Thomas was a managing architect with Microsoft United Kingdom. Michael Van der Bel, head of Microsoft U.K., said in a statement that the company is shocked and saddened by the deaths.
"Our thoughts and deepest sympathies are with their family, friends and David's colleagues and we will be doing everything we can to support them."
Britain's Telegraph newspaper said Stephen Thomas, who had Down syndrome, died two weeks shy of his 19th birthday.
The teen was a talented photographer who won a national competition last year for a photo he took in Alberta's Banff National Park, said Carol Boys, CEO of the Down's Syndrome Association in Britain.
Another victim was Jack Slater, 76, a British national living in Toronto.
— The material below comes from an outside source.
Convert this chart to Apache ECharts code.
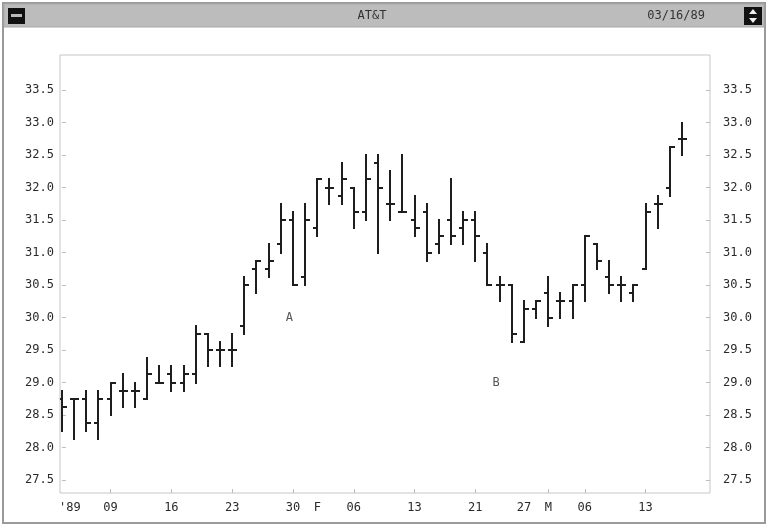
<!DOCTYPE html>
<html>
<head>
<meta charset="utf-8">
<script src="https://cdn.jsdelivr.net/npm/echarts@6/dist/echarts.min.js"></script>
<style>
html,body{margin:0;padding:0;background:#fff;}
#chart{width:768px;height:526px;}
</style>
</head>
<body>
<div id="chart"></div>
<script>
// ---- data (AT&T daily OHLC, Jan 3 - Mar 16 1989) ----
var dates = ['01-03','01-04','01-05','01-06','01-09','01-10','01-11','01-12','01-13','01-16',
             '01-17','01-18','01-19','01-20','01-23','01-24','01-25','01-26','01-27','01-30',
             '01-31','02-01','02-02','02-03','02-06','02-07','02-08','02-09','02-10','02-13',
             '02-14','02-15','02-16','02-17','02-21','02-22','02-23','02-24','02-27','02-28',
             '03-01','03-02','03-03','03-06','03-07','03-08','03-09','03-10','03-13','03-14',
             '03-15','03-16'];
var openP  = [28.75,28.75,28.75,28.375,28.75,28.875,28.875,28.75,29.0,29.125,
              29.0,29.125,29.75,29.5,29.5,29.875,30.75,30.75,31.125,31.5,
              30.625,31.375,32.0,31.875,32.0,31.625,32.375,31.75,31.625,31.5,
              31.625,31.125,31.5,31.375,31.5,31.0,30.5,30.5,29.625,30.125,
              30.375,30.25,30.25,30.5,31.125,30.625,30.5,30.375,30.75,31.75,
              32.0,32.75];
var highP  = [28.875,28.75,28.875,28.875,29.0,29.125,29.0,29.375,29.25,29.25,
              29.25,29.875,29.75,29.625,29.75,30.625,30.875,31.125,31.75,31.625,
              31.75,32.125,32.125,32.375,32.0,32.5,32.5,32.25,32.5,31.875,
              31.75,31.5,32.125,31.625,31.625,31.125,30.625,30.5,30.25,30.25,
              30.625,30.375,30.5,31.25,31.125,30.875,30.625,30.5,31.75,31.875,
              32.625,33.0];
var lowP   = [28.25,28.125,28.25,28.125,28.5,28.625,28.625,28.75,29.0,28.875,
              28.875,29.0,29.25,29.25,29.25,29.75,30.375,30.625,31.0,30.5,
              30.5,31.25,31.75,31.75,31.375,31.5,31.0,31.5,31.625,31.25,
              30.875,31.0,31.125,31.125,30.875,30.5,30.25,29.625,29.625,30.0,
              29.875,30.0,30.0,30.25,30.75,30.375,30.25,30.25,30.75,31.375,
              31.875,32.5];
var closeP = [28.625,28.75,28.375,28.75,29.0,28.875,28.875,29.125,29.0,29.0,
              29.125,29.75,29.5,29.5,29.5,30.5,30.875,30.875,31.5,30.5,
              31.5,32.125,32.0,32.125,31.625,32.125,32.0,31.75,31.625,31.375,
              31.0,31.25,31.25,31.5,31.25,30.5,30.5,29.75,30.125,30.25,
              30.0,30.25,30.5,31.25,30.875,30.5,30.5,30.5,31.625,31.75,
              32.625,32.75];
var yTickValues = [27.5,28.0,28.5,29.0,29.5,30.0,30.5,31.0,31.5,32.0,32.5,33.0,33.5];
var xLabelDates = ['01-03','01-09','01-16','01-23','01-30','02-01','02-06','02-13','02-21','02-27','03-01','03-06','03-13'];
var xLabelTexts = ["'89",'09','16','23','30','F','06','13','21','27','M','06','13'];
var xTickDates  = ['01-09','01-16','01-23','01-30','02-06','02-13','02-21','03-01','03-06','03-13'];
var notes = [{name:'A', date:'01-27', offsetDays:0.7, price:30.0},
             {name:'B', date:'02-22', offsetDays:0.7, price:29.0}];
var titleText = 'AT&T';
var dateText = '03/16/89';

// ---- build ----
var ohlc = dates.map(function(d,i){ return [i, openP[i], highP[i], lowP[i], closeP[i]]; });
var labelIdx = xLabelDates.map(function(d){ return dates.indexOf(d); });
var tickIdx = xTickDates.map(function(d){ return dates.indexOf(d); });
var noteData = notes.map(function(n){ return {name:n.name, value:[dates.indexOf(n.date)+n.offsetDays, n.price]}; });

var FONT = '"DejaVu Sans Mono", monospace';
var INK = '#1e1e1e';
var chart = echarts.init(document.getElementById('chart'), null, {renderer:'canvas'});

var yAxisCommon = {
  type:'value', min:27.3, max:34.04,
  splitLine:{show:false},
  axisLine:{show:false},
  axisTick:{show:true, inside:true, length:4, customValues:yTickValues, lineStyle:{color:'#bdbdbd'}},
  axisLabel:{show:true, customValues:yTickValues, fontFamily:FONT, fontSize:12, color:'#2a2a2a',
             formatter:function(v){ return v.toFixed(1); }}
};

chart.setOption({
  animation:false,
  backgroundColor:'#ffffff',
  grid:{left:60, right:58, top:55, bottom:33, show:true, borderColor:'#c6c6c6', borderWidth:1, backgroundColor:'transparent'},
  xAxis:{
    type:'value', min:-0.16, max:53.3,
    splitLine:{show:false},
    axisLine:{show:false},
    axisTick:{show:true, inside:true, length:4, customValues:tickIdx, lineStyle:{color:'#bdbdbd'}},
    axisLabel:{show:true, customValues:labelIdx, margin:9, fontFamily:FONT, fontSize:12, color:'#2a2a2a',
      formatter:function(v){
        var k = labelIdx.indexOf(Math.round(v));
        if (k < 0) return '';
        return k === 0 ? '{yr|' + xLabelTexts[k] + '}' : xLabelTexts[k];
      },
      rich:{yr:{fontFamily:FONT, fontSize:12, color:'#2a2a2a', padding:[0,0,0,16]}}
    }
  },
  yAxis:[
    Object.assign({}, yAxisCommon, {position:'left', axisLabel:Object.assign({}, yAxisCommon.axisLabel, {margin:6})}),
    Object.assign({}, yAxisCommon, {position:'right', axisLabel:Object.assign({}, yAxisCommon.axisLabel, {margin:13})})
  ],
  series:[
    {
      type:'custom',
      clip:true,
      silent:true,
      data:ohlc,
      encode:{x:0, y:[1,2,3,4]},
      renderItem:function(params, api){
        var x = api.value(0);
        var o = api.coord([x, api.value(1)]);
        var h = api.coord([x, api.value(2)]);
        var l = api.coord([x, api.value(3)]);
        var c = api.coord([x, api.value(4)]);
        var px = Math.round(h[0]);
        var st = {stroke:INK, lineWidth:2};
        return {type:'group', children:[
          {type:'line', shape:{x1:px, y1:Math.round(h[1])-1, x2:px, y2:Math.round(l[1])+1}, style:st},
          {type:'line', shape:{x1:px-4, y1:Math.round(o[1]), x2:px, y2:Math.round(o[1])}, style:st},
          {type:'line', shape:{x1:px, y1:Math.round(c[1]), x2:px+5, y2:Math.round(c[1])}, style:st}
        ]};
      }
    },
    {
      type:'scatter',
      silent:true,
      symbolSize:2,
      itemStyle:{color:'rgba(0,0,0,0)'},
      data:noteData,
      label:{show:true, position:'inside', formatter:'{b}', fontFamily:FONT, fontSize:12, color:'#2a2a2a'}
    }
  ],
  graphic:[
    // window frame
    {type:'rect', shape:{x:3, y:3, width:762, height:520}, style:{fill:'none', stroke:'#9a9a9a', lineWidth:2}, silent:true},
    // title bar
    {type:'rect', shape:{x:4, y:4, width:760, height:23}, style:{fill:'#bcbcbc', stroke:'#a8a8a8', lineWidth:1}, silent:true},
    {type:'rect', shape:{x:8, y:8, width:17, height:16}, style:{fill:'#111'}, silent:true},
    {type:'rect', shape:{x:11, y:14, width:11, height:3}, style:{fill:'#bbb'}, silent:true},
    {type:'rect', shape:{x:744, y:7, width:18, height:18}, style:{fill:'#111'}, silent:true},
    {type:'polygon', shape:{points:[[753,9],[749,14],[757,14]]}, style:{fill:'#eee'}, silent:true},
    {type:'polygon', shape:{points:[[753,23],[749,18],[757,18]]}, style:{fill:'#eee'}, silent:true},
    {type:'text', x:372, y:16, style:{text:titleText, font:'12px ' + FONT, fill:'#333', align:'center', verticalAlign:'middle'}, silent:true},
    {type:'text', x:705, y:16, style:{text:dateText, font:'12px ' + FONT, fill:'#333', align:'right', verticalAlign:'middle'}, silent:true}
  ]
});
</script>
</body>
</html>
His daughter, Michele Slater Brown of Milton, Ont., posted a message on Facebook saying she was notified about her father's death "in the wee hours this morning," and called him "larger than life, a charmer, handsome, entrepreneur, engineer in the navy ... and a lovely dad."
Katie Taylor, a 29-year-old Briton living in Whistler, B.C., and 63-year-old Nigel Hooker of Southampton, England, also died when the Leviathan II sank.
An initial investigation suggests the passengers were not wearing life-jackets, said coroner Matt Brown.
"In terms of regulations, as I understand, (wearing life-jackets) is not required on this kind of vessel," Brown said. "Will that be part of an ongoing investigation? I'm certain it will be and it will be part of the interviews and investigation to follow."
Poisson said TSB investigators will try to recover the electronics on the vessel on Wednesday in an effort to help further the investigation.